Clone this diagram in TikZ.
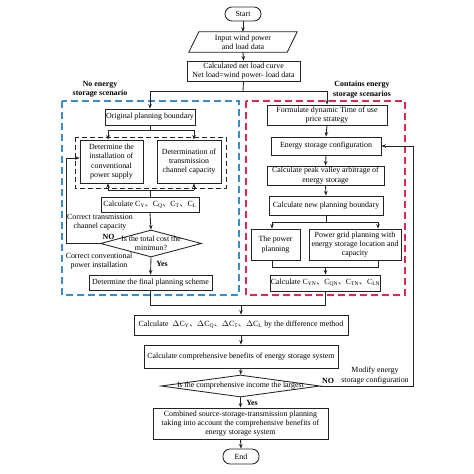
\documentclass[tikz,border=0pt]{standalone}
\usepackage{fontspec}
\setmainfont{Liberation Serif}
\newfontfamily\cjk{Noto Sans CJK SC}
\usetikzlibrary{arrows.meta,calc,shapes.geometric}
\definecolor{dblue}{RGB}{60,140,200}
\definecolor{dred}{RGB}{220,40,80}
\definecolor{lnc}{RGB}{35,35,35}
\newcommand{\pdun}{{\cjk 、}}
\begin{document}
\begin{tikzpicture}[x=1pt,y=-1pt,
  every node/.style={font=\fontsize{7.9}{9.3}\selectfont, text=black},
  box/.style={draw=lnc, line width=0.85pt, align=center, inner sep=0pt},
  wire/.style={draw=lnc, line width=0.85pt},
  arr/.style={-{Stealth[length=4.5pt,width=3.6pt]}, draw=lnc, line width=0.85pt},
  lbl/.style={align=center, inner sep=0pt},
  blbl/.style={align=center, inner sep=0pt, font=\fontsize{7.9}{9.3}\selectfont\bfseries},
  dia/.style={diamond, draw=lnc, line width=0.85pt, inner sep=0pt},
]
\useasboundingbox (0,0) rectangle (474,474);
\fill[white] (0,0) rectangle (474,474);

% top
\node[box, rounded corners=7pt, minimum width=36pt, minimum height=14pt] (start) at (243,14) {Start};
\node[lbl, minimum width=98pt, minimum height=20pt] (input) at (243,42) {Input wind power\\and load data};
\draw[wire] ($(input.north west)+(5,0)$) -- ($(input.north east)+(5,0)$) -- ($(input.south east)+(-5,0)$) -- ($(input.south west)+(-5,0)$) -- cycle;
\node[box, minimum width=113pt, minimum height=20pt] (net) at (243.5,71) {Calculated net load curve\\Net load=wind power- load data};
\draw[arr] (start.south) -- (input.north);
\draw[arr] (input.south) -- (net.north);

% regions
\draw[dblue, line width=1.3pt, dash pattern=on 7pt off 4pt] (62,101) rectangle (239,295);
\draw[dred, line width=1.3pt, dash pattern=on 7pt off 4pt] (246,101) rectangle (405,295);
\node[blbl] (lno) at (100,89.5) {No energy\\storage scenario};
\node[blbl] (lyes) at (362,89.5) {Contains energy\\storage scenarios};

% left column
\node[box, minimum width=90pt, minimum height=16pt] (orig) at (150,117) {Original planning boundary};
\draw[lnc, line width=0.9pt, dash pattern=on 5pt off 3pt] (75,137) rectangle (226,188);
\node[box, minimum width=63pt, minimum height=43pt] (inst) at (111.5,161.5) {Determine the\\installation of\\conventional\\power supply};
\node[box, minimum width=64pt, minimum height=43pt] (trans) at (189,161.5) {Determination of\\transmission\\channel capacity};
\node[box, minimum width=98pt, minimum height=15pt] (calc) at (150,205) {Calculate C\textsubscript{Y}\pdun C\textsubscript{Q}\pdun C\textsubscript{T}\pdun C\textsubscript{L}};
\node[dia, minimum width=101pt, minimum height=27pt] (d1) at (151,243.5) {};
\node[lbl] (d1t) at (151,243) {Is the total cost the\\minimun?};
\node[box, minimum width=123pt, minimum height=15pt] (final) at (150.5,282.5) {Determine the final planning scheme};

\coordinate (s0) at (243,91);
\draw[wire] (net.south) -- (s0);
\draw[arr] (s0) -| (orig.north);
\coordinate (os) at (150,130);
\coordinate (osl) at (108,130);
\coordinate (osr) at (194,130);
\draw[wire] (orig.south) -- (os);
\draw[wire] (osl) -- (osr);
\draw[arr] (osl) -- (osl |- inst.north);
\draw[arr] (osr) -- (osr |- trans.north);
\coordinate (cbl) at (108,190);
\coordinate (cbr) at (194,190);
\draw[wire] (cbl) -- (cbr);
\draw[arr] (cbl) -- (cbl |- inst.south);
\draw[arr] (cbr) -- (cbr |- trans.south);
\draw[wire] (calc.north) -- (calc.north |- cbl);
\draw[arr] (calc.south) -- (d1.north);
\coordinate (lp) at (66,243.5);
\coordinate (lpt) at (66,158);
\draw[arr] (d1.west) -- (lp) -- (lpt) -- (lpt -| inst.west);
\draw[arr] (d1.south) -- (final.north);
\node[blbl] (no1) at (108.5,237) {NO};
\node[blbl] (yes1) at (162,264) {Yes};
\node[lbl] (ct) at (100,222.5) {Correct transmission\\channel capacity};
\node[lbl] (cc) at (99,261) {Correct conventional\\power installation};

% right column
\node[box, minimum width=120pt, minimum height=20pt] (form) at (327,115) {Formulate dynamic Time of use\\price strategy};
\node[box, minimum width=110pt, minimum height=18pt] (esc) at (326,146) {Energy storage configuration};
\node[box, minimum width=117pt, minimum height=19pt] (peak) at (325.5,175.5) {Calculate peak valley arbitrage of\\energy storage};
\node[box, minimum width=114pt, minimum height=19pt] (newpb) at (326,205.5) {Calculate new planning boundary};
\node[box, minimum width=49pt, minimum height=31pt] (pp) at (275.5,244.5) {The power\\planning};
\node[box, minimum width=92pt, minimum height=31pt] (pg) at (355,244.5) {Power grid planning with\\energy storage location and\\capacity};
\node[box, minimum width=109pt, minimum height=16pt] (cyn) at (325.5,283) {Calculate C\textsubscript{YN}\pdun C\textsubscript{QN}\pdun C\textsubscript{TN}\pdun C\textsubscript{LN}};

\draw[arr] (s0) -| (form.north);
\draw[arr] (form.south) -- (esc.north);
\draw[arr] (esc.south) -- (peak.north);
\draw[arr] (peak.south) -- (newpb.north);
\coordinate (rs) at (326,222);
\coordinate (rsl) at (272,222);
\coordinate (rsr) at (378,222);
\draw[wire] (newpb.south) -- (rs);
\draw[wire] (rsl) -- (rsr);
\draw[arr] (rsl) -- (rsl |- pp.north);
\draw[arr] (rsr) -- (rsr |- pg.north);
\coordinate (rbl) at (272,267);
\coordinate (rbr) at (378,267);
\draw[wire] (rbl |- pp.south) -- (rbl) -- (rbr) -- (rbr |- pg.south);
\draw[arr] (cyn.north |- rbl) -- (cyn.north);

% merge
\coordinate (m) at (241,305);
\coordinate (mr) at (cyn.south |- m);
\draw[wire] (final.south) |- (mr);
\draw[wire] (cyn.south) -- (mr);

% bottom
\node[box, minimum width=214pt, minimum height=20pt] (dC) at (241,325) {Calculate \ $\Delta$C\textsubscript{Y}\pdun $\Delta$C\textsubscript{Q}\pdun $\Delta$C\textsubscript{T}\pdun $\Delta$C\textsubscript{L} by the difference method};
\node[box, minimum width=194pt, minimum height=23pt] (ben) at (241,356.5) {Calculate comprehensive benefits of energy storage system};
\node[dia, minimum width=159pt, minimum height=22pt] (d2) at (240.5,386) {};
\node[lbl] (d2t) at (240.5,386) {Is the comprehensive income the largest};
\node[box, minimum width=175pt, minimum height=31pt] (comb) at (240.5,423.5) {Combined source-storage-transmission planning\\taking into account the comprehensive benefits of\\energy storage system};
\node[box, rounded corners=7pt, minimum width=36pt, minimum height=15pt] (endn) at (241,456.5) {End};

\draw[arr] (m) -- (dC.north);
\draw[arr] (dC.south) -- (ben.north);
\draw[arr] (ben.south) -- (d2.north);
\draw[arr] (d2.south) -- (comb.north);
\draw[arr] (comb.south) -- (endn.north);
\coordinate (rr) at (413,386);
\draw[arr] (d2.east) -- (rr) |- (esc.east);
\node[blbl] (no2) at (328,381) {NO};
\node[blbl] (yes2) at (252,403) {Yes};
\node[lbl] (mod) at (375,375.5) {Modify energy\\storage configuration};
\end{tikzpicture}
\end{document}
------------------------------------------------
WHAT YOU WILL DO: Every line from the top of the material above through the line with "(input.south) -- (net.north);" should be duplicated exactly, please; leave out the pictures.

RESPONSE TO THIS TASK:
Clone this diagram in TikZ.
\documentclass[tikz,border=0pt]{standalone}
\usepackage{fontspec}
\setmainfont{Liberation Serif}
\newfontfamily\cjk{Noto Sans CJK SC}
\usetikzlibrary{arrows.meta,calc,shapes.geometric}
\definecolor{dblue}{RGB}{60,140,200}
\definecolor{dred}{RGB}{220,40,80}
\definecolor{lnc}{RGB}{35,35,35}
\newcommand{\pdun}{{\cjk 、}}
\begin{document}
\begin{tikzpicture}[x=1pt,y=-1pt,
  every node/.style={font=\fontsize{7.9}{9.3}\selectfont, text=black},
  box/.style={draw=lnc, line width=0.85pt, align=center, inner sep=0pt},
  wire/.style={draw=lnc, line width=0.85pt},
  arr/.style={-{Stealth[length=4.5pt,width=3.6pt]}, draw=lnc, line width=0.85pt},
  lbl/.style={align=center, inner sep=0pt},
  blbl/.style={align=center, inner sep=0pt, font=\fontsize{7.9}{9.3}\selectfont\bfseries},
  dia/.style={diamond, draw=lnc, line width=0.85pt, inner sep=0pt},
]
\useasboundingbox (0,0) rectangle (474,474);
\fill[white] (0,0) rectangle (474,474);

% top
\node[box, rounded corners=7pt, minimum width=36pt, minimum height=14pt] (start) at (243,14) {Start};
\node[lbl, minimum width=98pt, minimum height=20pt] (input) at (243,42) {Input wind power\\and load data};
\draw[wire] ($(input.north west)+(5,0)$) -- ($(input.north east)+(5,0)$) -- ($(input.south east)+(-5,0)$) -- ($(input.south west)+(-5,0)$) -- cycle;
\node[box, minimum width=113pt, minimum height=20pt] (net) at (243.5,71) {Calculated net load curve\\Net load=wind power- load data};
\draw[arr] (start.south) -- (input.north);
\draw[arr] (input.south) -- (net.north);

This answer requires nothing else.